Тагер подробно описывал эту встречу, состоявшуюся якобы в ноябре 1931 года, и содержание беседы с Маклаковым (довольно абстрактного характера). С Керенским он, по его словам, только перекинулся парой слов. Впрочем, в суде Тагер отказался от этих показаний и заявил, что все его рассказы о встречах в Париже выдуманы от начала до конца. Установить, имела ли место эта встреча, мне не удалось (если она и состоялась, в этом не было ничего удивительного – хотя Тагер принадлежал к следующему поколению и не был близко знаком с Маклаковым, последний был легендарной личностью в адвокатских кругах).

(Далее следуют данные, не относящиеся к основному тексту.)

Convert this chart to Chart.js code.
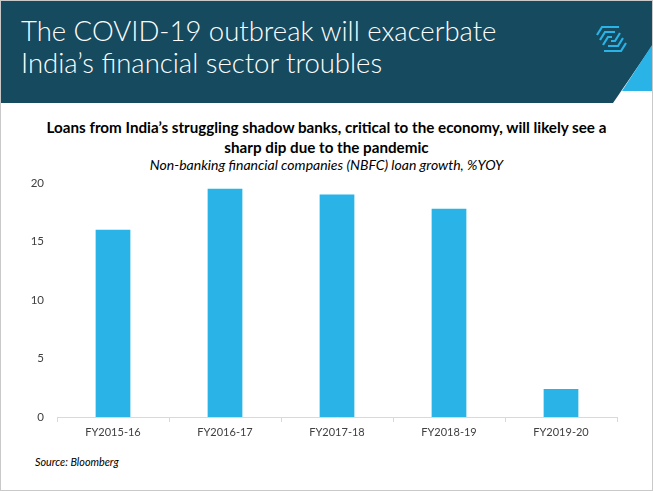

По возвращении в Москву в 1932 году Тагер, по версии следствия, доложил руководству о результатах своей поездки. С Маклаковым они якобы договорились, что связь между организацией и «парижским центром» будет дальше осуществляться через М.Л. Мандельштама, который, бежав после революции за границу, прожил несколько лет в Париже, а в 1928 г. вернулся в Москву (при этом следствие ни разу не поинтересовалось у Мандельштама вопросом о поддержании им этой связи, зато сам он рассказал на допросе, что в Париже Маклаков его «бойкотировал, и я с ним не виделся. Он меня на лекции толкнул намеренно, крикнув, что я ему мешаю»[36].

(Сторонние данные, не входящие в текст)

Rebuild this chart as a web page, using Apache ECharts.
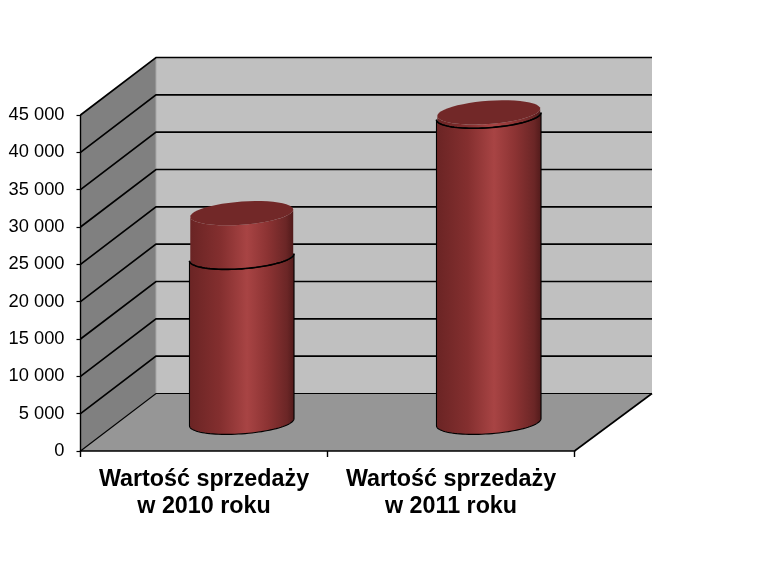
<!DOCTYPE html>
<html><head><meta charset="utf-8">
<style>html,body{margin:0;padding:0;background:#fff}#c{width:772px;height:583px}</style>
<script src="https://cdn.jsdelivr.net/npm/echarts@6/dist/echarts.min.js"></script>
</head><body><div id="c"></div>
<script>
var categories = ['Wartość sprzedaży\nw 2010 roku', 'Wartość sprzedaży\nw 2011 roku'];
var lowerValues = [22100, 41000];
var upperValues = [5900, 500];
var yTicks = [0, 5000, 10000, 15000, 20000, 25000, 30000, 35000, 40000, 45000];

var DX = 75.5, DXR = 77.5, DY = -57.5;

function wallItem(params, api) {
  var c = params.coordSys, x0 = c.x, x1 = c.x + c.width, yT = c.y, yB = c.y + c.height;
  return {type: 'group', children: [
    {type: 'polygon', shape: {points: [[x0 + DX, yT + DY], [x1 + DXR, yT + DY], [x1 + DXR, yB + DY], [x0 + DX, yB + DY]]}, style: {fill: '#c0c0c0'}},
    {type: 'polygon', shape: {points: [[x0, yT], [x0 + DX, yT + DY], [x0 + DX, yB + DY], [x0, yB]]}, style: {fill: '#808080'}},
    {type: 'polygon', shape: {points: [[x0, yB], [x1, yB], [x1 + DXR, yB + DY], [x0 + DX, yB + DY]]}, style: {fill: '#969696'}},
    {type: 'line', shape: {x1: x0 + DX, y1: yT + DY, x2: x0 + DX, y2: yB + DY}, style: {stroke: '#a8a8a8', lineWidth: 1}},
    {type: 'line', shape: {x1: x1, y1: yB, x2: x1 + DXR, y2: yB + DY}, style: {stroke: '#000', lineWidth: 1.6}}
  ]};
}
function gridItem(params, api) {
  var c = params.coordSys, y = api.coord([0, api.value(1)])[1], x0 = c.x, x1 = c.x + c.width;
  return {type: 'polyline', shape: {points: [[x0, y], [x0 + DX, y + DY], [x1 + DXR, y + DY]]},
    style: {stroke: '#000', lineWidth: api.value(1) === 0 ? 1.2 : 1.7, fill: 'none'}};
}
function ellipsePts(cx, cy, a, from, to) {
  var pts = [], n = 48;
  for (var i = 0; i <= n; i++) {
    var t = from + (to - from) * i / n;
    pts.push([cx + a * Math.cos(t), cy + 11.6 * Math.sin(t) - 3.6 * Math.cos(t)]);
  }
  return pts;
}
function bodyGrad() {
  return new echarts.graphic.LinearGradient(0, 0, 1, 0, [
    {offset: 0, color: '#6a2424'}, {offset: 0.3, color: '#842f2f'},
    {offset: 0.55, color: '#a84444'}, {offset: 0.75, color: '#8c3333'},
    {offset: 0.93, color: '#6b2626'}, {offset: 1, color: '#501a1a'}]);
}
function cylinder(outlined) {
  return function (params, api) {
    var p0 = api.coord([api.value(0), api.value(1)]);
    var p1 = api.coord([api.value(0), api.value(2)]);
    var a = api.size([1, 0])[0] * 0.21 + (outlined ? 0.4 : -0.4);
    var cx = p0[0] + DX / 2, yB = p0[1] + DY / 2, yT = p1[1] + DY / 2;
    var front = ellipsePts(cx, yB, a, 0, Math.PI);
    var ring = ellipsePts(cx, yT, a, Math.PI, 0);
    var body = front.concat(ring);
    var kids = [{type: 'polygon', shape: {points: body}, style: {fill: bodyGrad(), stroke: outlined ? '#000' : 'none', lineWidth: outlined ? 1.1 : 0}}];
    if (outlined) {
      kids.push({type: 'polyline', shape: {points: ellipsePts(cx, yT, a, 0, Math.PI)}, style: {stroke: '#000', lineWidth: 1.6, fill: 'none'}});
    } else {
      kids.push({type: 'polygon', shape: {points: ellipsePts(cx, yT, a, 0, 2 * Math.PI)}, style: {fill: '#722828'}});
    }
    return {type: 'group', children: kids};
  };
}
var lowerData = lowerValues.map(function (v, i) { return [i, 0, v]; });
var upperData = upperValues.map(function (v, i) { return [i, lowerValues[i], lowerValues[i] + v]; });

var chart = echarts.init(document.getElementById('c'), null, {renderer: 'canvas'});
chart.setOption({
  animation: false,
  backgroundColor: '#fff',
  grid: {left: 80.5, top: 115, width: 494, height: 336, containLabel: false},
  xAxis: {type: 'category', data: categories, z: 5,
    axisLine: {show: true, onZero: false, lineStyle: {color: '#000', width: 1.6}},
    axisTick: {show: true, length: 6, lineStyle: {color: '#000', width: 1.4}},
    axisLabel: {show: true, interval: 0, color: '#000', fontFamily: 'Liberation Sans', fontWeight: 'bold', fontSize: 23.3, lineHeight: 27, margin: 15},
    splitLine: {show: false}},
  yAxis: {type: 'value', min: 0, max: 45000, interval: 5000, z: 5,
    axisLine: {show: true, lineStyle: {color: '#000', width: 1.4}},
    axisTick: {show: true, length: 4, lineStyle: {color: '#000', width: 1.2}},
    axisLabel: {color: '#000', fontFamily: 'Liberation Sans', fontSize: 18.3, margin: 16, padding: [6, 0, 0, 0],
      formatter: function (v) { return String(v).replace(/\B(?=(\d{3})+$)/g, ' '); }},
    splitLine: {show: false}},
  series: [
    {type: 'custom', z: 1, silent: true, data: [[0, 0]], encode: {x: 0, y: 1}, renderItem: wallItem},
    {type: 'custom', z: 2, silent: true, data: yTicks.map(function (t) { return [0, t]; }), encode: {x: 0, y: 1}, renderItem: gridItem},
    {type: 'custom', z: 3, silent: true, data: upperData, encode: {x: 0, y: [1, 2]}, renderItem: cylinder(false)},
    {type: 'custom', z: 4, silent: true, data: lowerData, encode: {x: 0, y: [1, 2]}, renderItem: cylinder(true)}
  ]
});
</script></body></html>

Чем после этого занималась организация – неясно, но в октябре 1936 года Малянтович якобы собрал руководство на квартире у Долматовского и «сообщил о полученной им из меньшевистских центров директиве о необходимости перехода к террору против руководителей партии и правительства. Директива была одобрена, но решено было передать ее на обсуждение ячеек организации» (эта формулировка повторяется практически дословно в нескольких протоколах допросов и очных ставок). Большинству никаких конкретных действий по подготовке террористических актов не вменяли; как и от кого Малянтович получил соответствующие указания, следствие выяснить не пыталось ни у него самого, ни у других.